Skipping data validation

Jumping straight to analysis without discussing how you would validate the data quality is a red flag. Real data is messy: tracking breaks, definitions change, data pipelines have bugs. Experienced analysts have frameworks for checking their work — they look for unexpected nulls, implausible values, and totals that do not add up. Mentioning this instinct in your answers, even briefly, signals real-world experience.

Being overconfident about causality

Saying "this feature caused the improvement" when all you have is correlational data from a non-controlled rollout is a credibility problem. Strong analysts are precise about what they can and cannot claim. Using language like "this is consistent with the hypothesis that..." or "we can observe a correlation, though we would need a controlled experiment to establish causality" signals analytical maturity. It also makes you more trustworthy when you do claim something strongly.

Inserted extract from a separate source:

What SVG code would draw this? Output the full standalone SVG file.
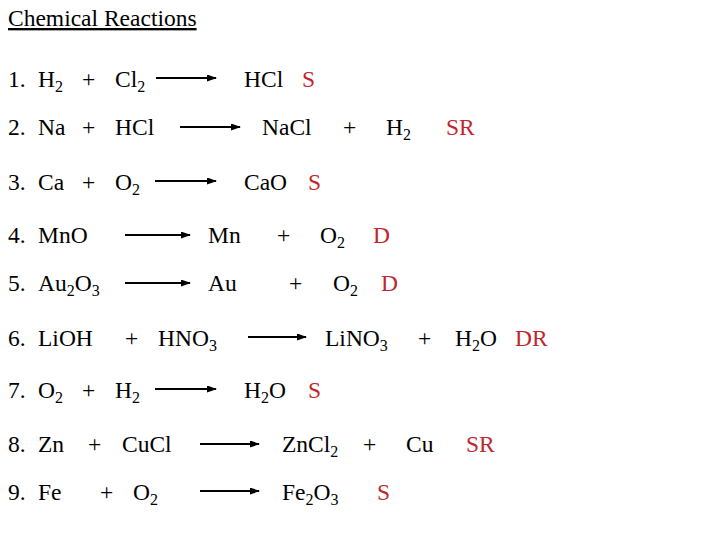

Over-engineering the technical answer

When an interviewer asks a SQL question, they are often looking for the simplest readable solution, not the most optimized one. Candidates who immediately reach for complex window functions when a GROUP BY would suffice sometimes signal that they optimize for cleverness over clarity. Write clean, readable SQL first. If performance is a concern, mention it and discuss trade-offs.


Data analyst interviews are fundamentally about judgment: the judgment to investigate systematically before concluding, the judgment to communicate findings honestly even when they are inconvenient, and the judgment to know what the data actually supports versus what you want it to say. Technical skills get you to the interview. These habits get you the offer.